Extrinsic Evidence Consideration
The court emphasized that the ambiguity in the Addendum allowed for the introduction of extrinsic evidence to clarify the parties' intentions. While Consol argued that the Addendum was unenforceable due to impossibility of performance, the court acknowledged that sufficient evidence existed which, if credited, could support Gasco's claims. The court highlighted that mutual assent could be influenced by whether Gasco was aware of any mistakes made by Consol when signing the Addendum. This aspect was critical in determining if a reasonable person in Gasco's position would have known about Consol's alleged error, thus impacting the mutual assent necessary for a binding contract.
Evidence Beyond Communications
The court ruled that evidence should not be limited to mere communications exchanged prior to the execution of the Addendum, as Gasco contended. It recognized that broader evidence could be relevant in assessing whether Gasco knew or should have known about Consol's mistake. This included commercial reasonableness of the Addendum and responses from other recipients, which might indicate Gasco's awareness of any irregularities. Consequently, the court found it inappropriate to exclude this evidence outright, as it could significantly affect the jury's understanding of the circumstances surrounding the contract and the issue of mutual assent.
Privilege Log and Its Relevance
The court addressed the introduction of Gasco's privilege log, which documented numerous communications between Gasco and its attorney regarding the Addendum. It determined that this log was pertinent to the case, particularly in assessing whether Gasco was aware of any unusual circumstances surrounding the Addendum. The court rejected Gasco's argument that the privilege log should only be admitted if it first presented evidence that there was nothing unusual about the Addendum. Instead, the court maintained that the log could be valuable in demonstrating Gasco's state of mind and its knowledge regarding the contract's terms, thus allowing Consol to introduce it at trial without restrictions.
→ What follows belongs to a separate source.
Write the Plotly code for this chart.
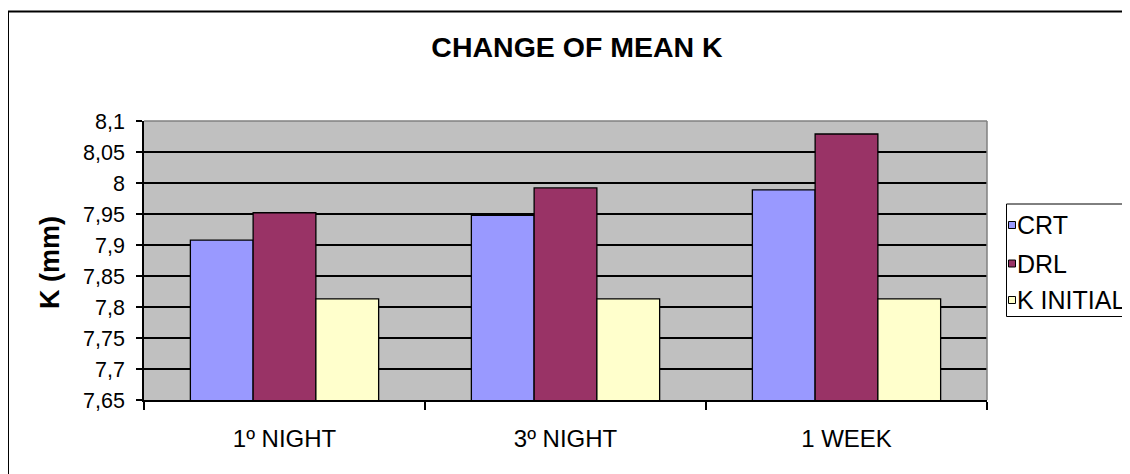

Damages and Notice Requirements
In discussing damages, the court considered whether Gasco could claim damages for the second year following the Addendum's execution. It examined the communication between Gasco and Consol regarding drilling plans, which may have constituted proper notice of termination under the contract's terms. The court posited that if the parties had mutually assented to the Addendum and its notice provisions, then a formal termination notice was not necessarily required for the renewal to be valid. The determination of whether Consol adequately provided notice to Gasco would ultimately be a factual question for the jury to decide, thus precluding a preemptive ruling on Gasco's entitlement to damages for the second renewal term.